(reprinted from my mediation blog)
Now that another one of those trials of the century that Los Angeles seems to enjoy about once a decade has concluded (I’m talking about the McCourt divorce trial of course), everyone wants to know who won. Technically, since the judge has not ruled yet, and still has 90 days to issue a decision, there is no winner yet. The real answer is that neither side won, or perhaps that it doesn’t really matter all that much which side prevails on the legal issue before the court: that issue being the meaning and enforceability of a document purporting to grant Frank McCourt sole ownership of the Dodgers.
How can I be so cynical as to suggest that it doesn’t matter who wins? First, because there may be a number of ways for the judge in this case to split the difference so that neither side comes out the clear victor. Second, because of appeals. The parties have the ability to continue to litigate this case for years to come, regardless of which side wins at trial. But it is not clear that the business of baseball has time to wait for the results of all those appeals. Therefore, there will be pressure to resolve the ownership issue long before the legal process is finally concluded. Third, because of the parties’ financial situation. Even if Frank retains ownership of the Dodgers, his other financial obligations, including of course to his ex-wife, may compel him to sell the team. If they are forced into joint custody over the boys in blue, sale becomes even more likely.

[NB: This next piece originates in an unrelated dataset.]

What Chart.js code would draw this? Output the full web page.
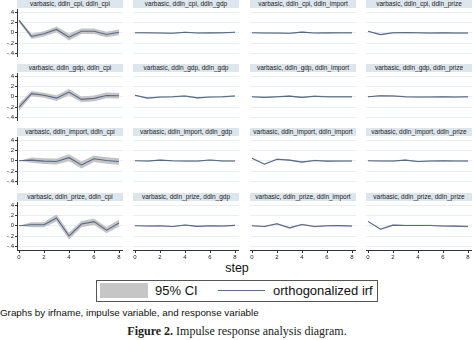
<!DOCTYPE html>
<html>
<head>
<meta charset="utf-8">
<script src="https://cdn.jsdelivr.net/npm/chart.js@4/dist/chart.umd.min.js"></script>
<style>
  html, body { margin: 0; padding: 0; background: #fff; }
  #page { position: relative; width: 474px; height: 340px; overflow: hidden; font-family: "Liberation Sans", Arial, sans-serif; }
  .strip { position: absolute; height: 8px; background: #dde6ed; color: #222; font-size: 6.5px; line-height: 8px; text-align: center; white-space: nowrap; }
  .panel { position: absolute; }
  #steplab { position: absolute; left: 0; width: 474px; top: 261px; text-align: center; font-size: 12.5px; color: #111; }
  #legend { position: absolute; left: 96px; top: 280px; width: 280px; height: 20px; border: 1px solid #555; }
  #legend .sw { position: absolute; left: 3px; top: 2px; width: 48px; height: 15px; background: #c6c6c6; }
  #legend .ln { position: absolute; left: 121px; top: 9px; width: 47px; height: 0; border-top: 1.5px solid #5a6d87; }
  #legend .tx { position: absolute; top: 2px; font-size: 13px; line-height: 16px; color: #111; white-space: nowrap; }
  #note { position: absolute; left: 0; top: 307px; font-size: 9.8px; color: #111; white-space: nowrap; }
  #caption { position: absolute; left: 0; width: 474px; top: 324px; text-align: center; font-family: "Liberation Serif", "Times New Roman", serif; font-size: 12px; color: #222; }
</style>
</head>
<body>
<div id="page">
  <div id="steplab">step</div>
  <div id="legend">
    <div class="sw"></div><div class="tx" style="left:58px">95% CI</div>
    <div class="ln"></div><div class="tx" style="left:176px">orthogonalized irf</div>
  </div>
  <div id="note">Graphs by irfname, impulse variable, and response variable</div>
  <div id="caption"><b>Figure 2.</b> Impulse response analysis diagram.</div>
</div>
<script>
// steps and variables
const steps = [0, 1, 2, 3, 4, 5, 6, 7, 8];
const irfName = 'varbasic';
const variables = ['ddln_cpi', 'ddln_gdp', 'ddln_import', 'ddln_prize'];
const yTicks = [-0.4, -0.2, 0, 0.2, 0.4];
const yTickLabels = ['-.4', '-.2', '0', '.2', '.4'];
const xTicks = [0, 2, 4, 6, 8];

// impulse ddln_cpi
const irf_cpi_cpi = [0.24, -0.07, -0.02, 0.065, -0.085, 0.03, 0.03, -0.033, 0.01];
const lo_cpi_cpi  = [0.21, -0.12, -0.07, 0.01, -0.15, -0.025, -0.025, -0.088, -0.045];
const hi_cpi_cpi  = [0.27, -0.02, 0.03, 0.12, -0.02, 0.085, 0.085, 0.022, 0.065];
const irf_cpi_gdp = [0, 0, -0.003, -0.008, 0.01, -0.003, -0.002, 0, 0.01];
const lo_cpi_gdp  = [-0.008, -0.012, -0.015, -0.02, -0.002, -0.015, -0.014, -0.012, -0.002];
const hi_cpi_gdp  = [0.008, 0.012, 0.009, 0.004, 0.022, 0.009, 0.01, 0.012, 0.022];
const irf_cpi_import = [0, -0.003, -0.005, -0.01, 0.012, -0.004, -0.002, 0, 0];
const lo_cpi_import  = [-0.008, -0.015, -0.017, -0.022, 0, -0.016, -0.014, -0.012, -0.012];
const hi_cpi_import  = [0.008, 0.009, 0.007, 0.002, 0.024, 0.008, 0.01, 0.012, 0.012];
const irf_cpi_prize = [0.03, -0.035, 0, 0.003, 0, -0.004, 0, -0.004, -0.004];
const lo_cpi_prize  = [0.02, -0.048, -0.013, -0.01, -0.013, -0.017, -0.013, -0.017, -0.017];
const hi_cpi_prize  = [0.04, -0.022, 0.013, 0.016, 0.013, 0.009, 0.013, 0.009, 0.009];

// impulse ddln_gdp
const irf_gdp_cpi = [-0.2, 0.06, 0.03, -0.026, 0.09, -0.05, -0.03, 0.026, 0.02];
const lo_gdp_cpi  = [-0.27, 0.01, -0.02, -0.08, 0.03, -0.105, -0.085, -0.029, -0.035];
const hi_gdp_cpi  = [-0.13, 0.11, 0.08, 0.028, 0.15, 0.005, 0.025, 0.081, 0.075];
const irf_gdp_gdp = [0.03, -0.025, -0.005, 0, 0.015, -0.02, -0.005, 0, 0.015];
const lo_gdp_gdp  = [0.02, -0.038, -0.018, -0.013, 0.002, -0.033, -0.018, -0.013, 0.002];
const hi_gdp_gdp  = [0.04, -0.012, 0.008, 0.013, 0.028, -0.007, 0.008, 0.013, 0.028];
const irf_gdp_import = [0, -0.012, 0, 0.012, -0.012, 0.01, 0, 0, 0];
const lo_gdp_import  = [-0.008, -0.025, -0.013, -0.001, -0.025, -0.003, -0.013, -0.013, -0.013];
const hi_gdp_import  = [0.008, 0.001, 0.013, 0.025, 0.001, 0.023, 0.013, 0.013, 0.013];
const irf_gdp_prize = [0, 0.02, 0.015, 0, -0.005, -0.003, 0, -0.005, 0];
const lo_gdp_prize  = [-0.008, 0.007, 0.002, -0.013, -0.018, -0.016, -0.013, -0.018, -0.013];
const hi_gdp_prize  = [0.008, 0.033, 0.028, 0.013, 0.008, 0.01, 0.013, 0.008, 0.013];

// impulse ddln_import
const irf_import_cpi = [0, 0.013, -0.007, -0.013, 0.06, -0.08, 0.04, 0.007, -0.013];
const lo_import_cpi  = [0, -0.037, -0.062, -0.072, -0.007, -0.147, -0.022, -0.055, -0.075];
const hi_import_cpi  = [0, 0.063, 0.048, 0.046, 0.127, -0.013, 0.102, 0.069, 0.049];
const irf_import_gdp = [0, -0.005, 0.012, 0, -0.005, -0.005, 0.015, -0.003, -0.003];
const lo_import_gdp  = [-0.006, -0.017, 0, -0.012, -0.017, -0.017, 0.003, -0.015, -0.015];
const hi_import_gdp  = [0.006, 0.007, 0.024, 0.012, 0.007, 0.007, 0.027, 0.009, 0.009];
const irf_import_import = [0.05, -0.065, 0.03, 0.013, -0.026, 0.007, -0.007, -0.005, -0.003];
const lo_import_import  = [0.04, -0.078, 0.017, 0, -0.039, -0.006, -0.02, -0.018, -0.016];
const hi_import_import  = [0.06, -0.052, 0.043, 0.026, -0.013, 0.02, 0.006, 0.008, 0.01];
const irf_import_prize = [0, -0.003, -0.003, 0.012, -0.015, -0.003, 0, -0.003, -0.003];
const lo_import_prize  = [-0.006, -0.015, -0.015, 0, -0.027, -0.015, -0.012, -0.015, -0.015];
const hi_import_prize  = [0.006, 0.009, 0.009, 0.024, -0.003, 0.009, 0.012, 0.009, 0.009];

// impulse ddln_prize
const irf_prize_cpi = [0, 0.02, 0.02, 0.15, -0.196, 0.033, 0.08, -0.085, 0.052];
const lo_prize_cpi  = [0, -0.03, -0.03, 0.085, -0.265, -0.027, 0.02, -0.145, -0.013];
const hi_prize_cpi  = [0, 0.07, 0.07, 0.215, -0.127, 0.093, 0.14, -0.025, 0.117];
const irf_prize_gdp = [0, -0.003, 0, -0.015, 0.015, -0.012, 0, -0.005, 0.008];
const lo_prize_gdp  = [-0.006, -0.015, -0.012, -0.027, 0.003, -0.024, -0.012, -0.017, -0.004];
const hi_prize_gdp  = [0.006, 0.009, 0.012, -0.003, 0.027, 0, 0.012, 0.007, 0.02];
const irf_prize_import = [0, -0.013, 0.04, -0.04, 0.026, -0.013, 0, 0.003, -0.005];
const lo_prize_import  = [-0.008, -0.026, 0.027, -0.053, 0.013, -0.026, -0.013, -0.01, -0.018];
const hi_prize_import  = [0.008, 0, 0.053, -0.027, 0.039, 0, 0.013, 0.016, 0.008];
const irf_prize_prize = [0.085, -0.065, 0.013, 0.007, 0.007, 0.007, -0.005, -0.007, -0.013];
const lo_prize_prize  = [0.075, -0.078, 0, -0.006, -0.006, -0.006, -0.018, -0.02, -0.026];
const hi_prize_prize  = [0.095, -0.052, 0.026, 0.02, 0.02, 0.02, 0.008, 0.006, 0];

// rows = impulse, columns = response
const panels = [
  [[irf_cpi_cpi, lo_cpi_cpi, hi_cpi_cpi], [irf_cpi_gdp, lo_cpi_gdp, hi_cpi_gdp], [irf_cpi_import, lo_cpi_import, hi_cpi_import], [irf_cpi_prize, lo_cpi_prize, hi_cpi_prize]],
  [[irf_gdp_cpi, lo_gdp_cpi, hi_gdp_cpi], [irf_gdp_gdp, lo_gdp_gdp, hi_gdp_gdp], [irf_gdp_import, lo_gdp_import, hi_gdp_import], [irf_gdp_prize, lo_gdp_prize, hi_gdp_prize]],
  [[irf_import_cpi, lo_import_cpi, hi_import_cpi], [irf_import_gdp, lo_import_gdp, hi_import_gdp], [irf_import_import, lo_import_import, hi_import_import], [irf_import_prize, lo_import_prize, hi_import_prize]],
  [[irf_prize_cpi, lo_prize_cpi, hi_prize_cpi], [irf_prize_gdp, lo_prize_gdp, hi_prize_gdp], [irf_prize_import, lo_prize_import, hi_prize_import], [irf_prize_prize, lo_prize_prize, hi_prize_prize]]
];

const page = document.getElementById('page');
const colLeft = [17, 133, 250, 366];
const rowTop = [9, 73, 137, 202];
const plotW = 106, plotH = 48, yAxisW = 17, xAxisH = 14;
const tickFont = { family: 'Liberation Sans, Arial, sans-serif', size: 6 };

const toXY = (arr) => steps.map((s, i) => ({ x: s, y: arr[i] }));

for (let r = 0; r < 4; r++) {
  for (let c = 0; c < 4; c++) {
    const [irf, lo, hi] = panels[r][c];
    const showY = c === 0, showX = r === 3;

    const strip = document.createElement('div');
    strip.className = 'strip';
    strip.style.left = colLeft[c] + 'px';
    strip.style.top = (rowTop[r] - 9) + 'px';
    strip.style.width = plotW + 'px';
    strip.textContent = irfName + ', ' + variables[r] + ', ' + variables[c];
    page.appendChild(strip);

    const w = plotW + (showY ? yAxisW : 0);
    const h = plotH + (showX ? xAxisH : 0);
    const box = document.createElement('div');
    box.className = 'panel';
    box.style.left = (colLeft[c] - (showY ? yAxisW : 0)) + 'px';
    box.style.top = rowTop[r] + 'px';
    box.style.width = w + 'px';
    box.style.height = h + 'px';
    const canvas = document.createElement('canvas');
    box.appendChild(canvas);
    page.appendChild(box);

    new Chart(canvas.getContext('2d'), {
      type: 'line',
      data: {
        datasets: [
          { data: toXY(irf), borderColor: '#56698a', borderWidth: 1.1, pointRadius: 0, pointHoverRadius: 0, fill: false, tension: 0 },
          { data: toXY(hi), borderWidth: 0, borderColor: 'rgba(0,0,0,0)', backgroundColor: '#c4c4c4', pointRadius: 0, pointHoverRadius: 0, fill: '+1', tension: 0 },
          { data: toXY(lo), borderWidth: 0, borderColor: 'rgba(0,0,0,0)', pointRadius: 0, pointHoverRadius: 0, fill: false, tension: 0 }
        ]
      },
      options: {
        responsive: true,
        maintainAspectRatio: false,
        animation: false,
        events: [],
        layout: { padding: 0, autoPadding: false },
        plugins: { legend: { display: false }, tooltip: { enabled: false }, title: { display: false } },
        scales: {
          x: {
            type: 'linear', min: -0.16, max: 8.32,
            display: true,
            afterBuildTicks: (s) => { s.ticks = xTicks.map(v => ({ value: v })); },
            afterFit: (s) => { s.height = showX ? xAxisH : 0; s.paddingLeft = 0; s.paddingRight = 0; },
            grid: { display: showX, drawOnChartArea: false, drawTicks: showX, tickLength: 3, tickColor: '#333' },
            border: { display: showX, color: '#333', width: 1 },
            ticks: { display: showX, font: tickFont, color: '#222', padding: 1, maxRotation: 0, autoSkip: false }
          },
          y: {
            min: -0.466, max: 0.458,
            afterBuildTicks: (s) => { s.ticks = yTicks.map(v => ({ value: v })); },
            afterFit: (s) => { s.width = showY ? yAxisW : 0; s.paddingTop = 0; s.paddingBottom = 0; },
            grid: { display: true, color: '#e9eef3', lineWidth: 1, drawTicks: showY, tickLength: 2, tickColor: '#333' },
            border: { display: showY, color: '#333', width: 1 },
            ticks: {
              display: showY, font: tickFont, color: '#222', padding: 1, autoSkip: false,
              callback: (v) => yTickLabels[yTicks.indexOf(v)] ?? ''
            }
          }
        }
      }
    });
  }
}
</script>
</body>
</html>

So what did the trial accomplish? I am not an expert on the legal issues–I only know what I read in the papers–but the main effect of the trial seems to have been to publicly humiliate both parties and tarnish their reputations. T.J. Simers summed it up in the LA Times sports pages (the Dodgers’ season is long over, so all Dodgers fans can do is watch the trial) this morning:
“Frank’s lawyers successfully drove home the point that Jamie is just not credible. Jamie’s lawyers successfully drove home the point that Frank is just not credible. They’ve got that right.”
Court-watchers have concluded that Jamie probably came out ahead at trial. That may be because Frank started out with what appeared to be a stronger legal position, while Jamie had the always difficult burden of proving that the document at issue was not enforceable or did not mean what it was thought to mean. She seems to have succeeded at least in muddying the waters considerably, and could succeed in getting the agreement tossed out entirely. Frank’s case, on the other hand, might have been as strong as it ever was before the first word of testimony was uttered at trial, and if he loses, he may still be able to fall back on his interpretation of the documents and argue that nothing that was said at trial means anything.
How often does this sort of thing happen in real life? A lot more often than people think. Clients who approach me with a problem that potentially needs to be resolved in court are generally preoccupied with the merits of the dispute. Who is right and who is wrong? Which side’s position going to stand up at trial? My answers to those questions are usually filled with contingencies, and then I have to throw in some practical questions. How is the other side likely to approach a potential lawsuit? How much is at stake as compared to the amount that the case will cost to litigate? Once we start talking about those questions, the issue of who is right and who is wrong starts to recede in importance. I’m not saying that the merits of a case do not matter. The strength of each side’s position is what drives the dispute, and often determines the value of the ultimate resolution, whether by settlement or verdict. What I’m saying is that procedural concerns are just as important as the merits, and also that trials do not always reach a nice, neat conclusion that vindicates the position of of side or the other.
I have tried cases in which one side prevailed and the other side walked away either empty-handed (if the plaintiff loses) or faced with the prospect of a large payment (if the defendant loses). But I have also tried cases in which the outcome of the trial did not seem to accomplish very much at all. That can happen where the plaintiff wins the empty victory of an unenforceable judgment, or where the amount the plaintiff wins was less than the cost of litigation, or where the defendant prevails at what he considers an excessive cost, or where the result of trial is essentially a draw.
What will happen next in the McCourt case? They are going to mediation again of course, the only place where they can reach a result better for both sides than the alternative of endless litigation.